I am working with the Yelp data-set available online. I've been trying to optimize my query for days. For the schema I'll list below, I need to construct a query to provide the following:
- Given a user's UID, display the most recent review information for each of the user's friends.
Here's the schema:
CREATE TABLE business(
bid varchar(40) PRIMARY KEY,
name varchar(100),
city varchar(40),
state char(2),
zip varchar(10),
latitude real,
longitude real,
address varchar(100),
numreviews INTEGER DEFAULT 0,
numcheckins INTEGER DEFAULT 0,
avgreview float DEFAULT 0,
isopen bool,
stars float
);
CREATE TABLE users(
uid varchar(40) PRIMARY KEY,
name varchar(40),
avgstars float,
fans INTEGER,
coolvotes INTEGER,
reviewcount INTEGER,
funnyvotes INTEGER,
signup varchar(20),
usefulvotes INTEGER,
latitude real,
longitude real
);
CREATE TABLE reviews(
rid varchar(40) PRIMARY KEY,
bid varchar(40),
uid varchar(40),
stars float,
date varchar(20),
funny INTEGER,
useful INTEGER,
cool INTEGER,
text varchar(1024),
FOREIGN KEY (uid) REFERENCES users(uid),
FOREIGN KEY (bid) REFERENCES business(bid)
);
CREATE TABLE friends(
uid varchar(40) REFERENCES users(uid),
fid varchar(40) REFERENCES users(uid)
);
Here's an example of the desired output:
For each of the user's friends, I display the following:
- The friend's name
- The name of the business from their most recent review
- The city of the business from their most recent review
- The text from their most recent review
Currently this is the only "solution" I've had success with.
Step 1: Get a list of all of the IDs for each of the user's friends.

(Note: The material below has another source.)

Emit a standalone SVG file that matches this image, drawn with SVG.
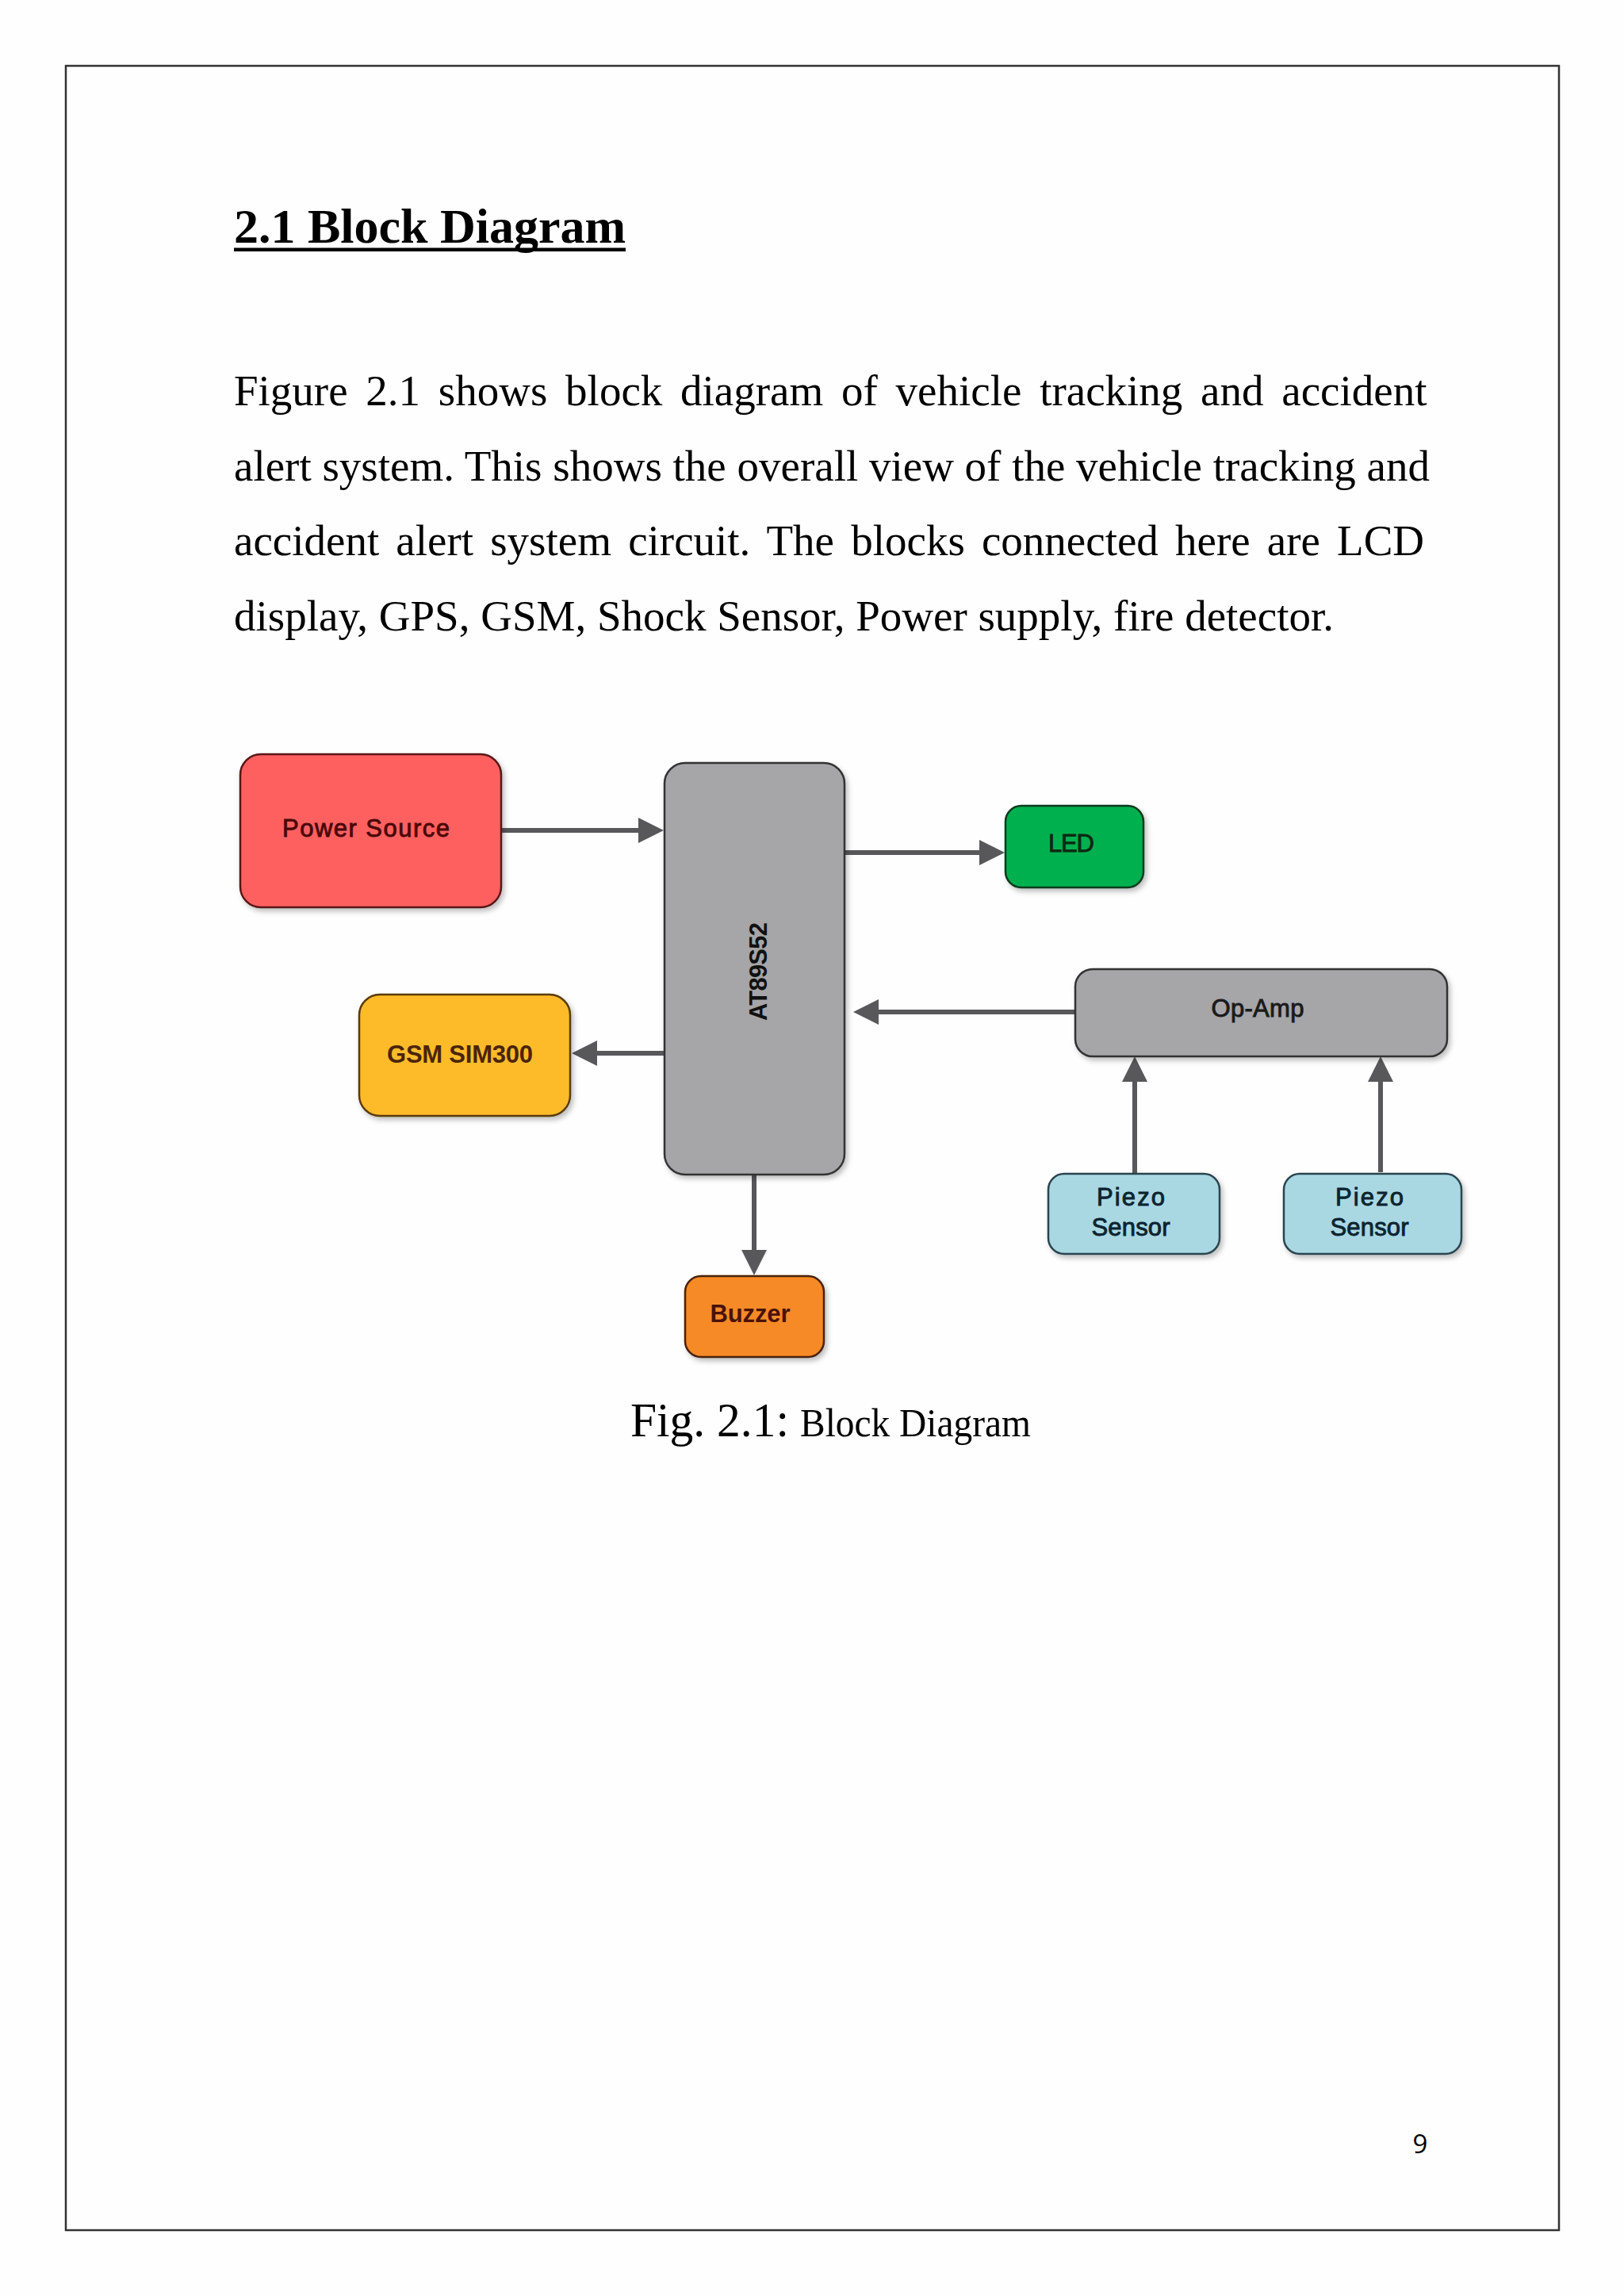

SELECT fid from friends where uid = '{userId}'
This returns a list of all of the user ID's for each of the user's friends. So I basically have a friend ID list.
Step 2: With this information, I run a foreach
loop in my program over that list. For each iteration of the friend ID list, I execute the below query and provide the temporary friend ID for the current iteration of the loop:
SELECT U.name, B.name, B.city, R.text, R.date FROM reviews as R, users as U, business as B
WHERE U.uid = '{currentFriendId}'
AND R.uid = '{currentFriendId}'
AND B.bid = R.bid
AND date = (SELECT MAX(date) FROM reviews WHERE uid = '{currentFriendId}')
For EACH time I run this for loop, I get a single line of output for what I desire, such as this:
This is great...except I have to run this query for every single one of the user's friends. This is extremely costly.
Goal: I'm trying to combine these 2 queries, or revamp them completely, to generate all of the rows at once in a single query.
Question: Given the information provided, how can I fix my queries to generate all of this information from a single query?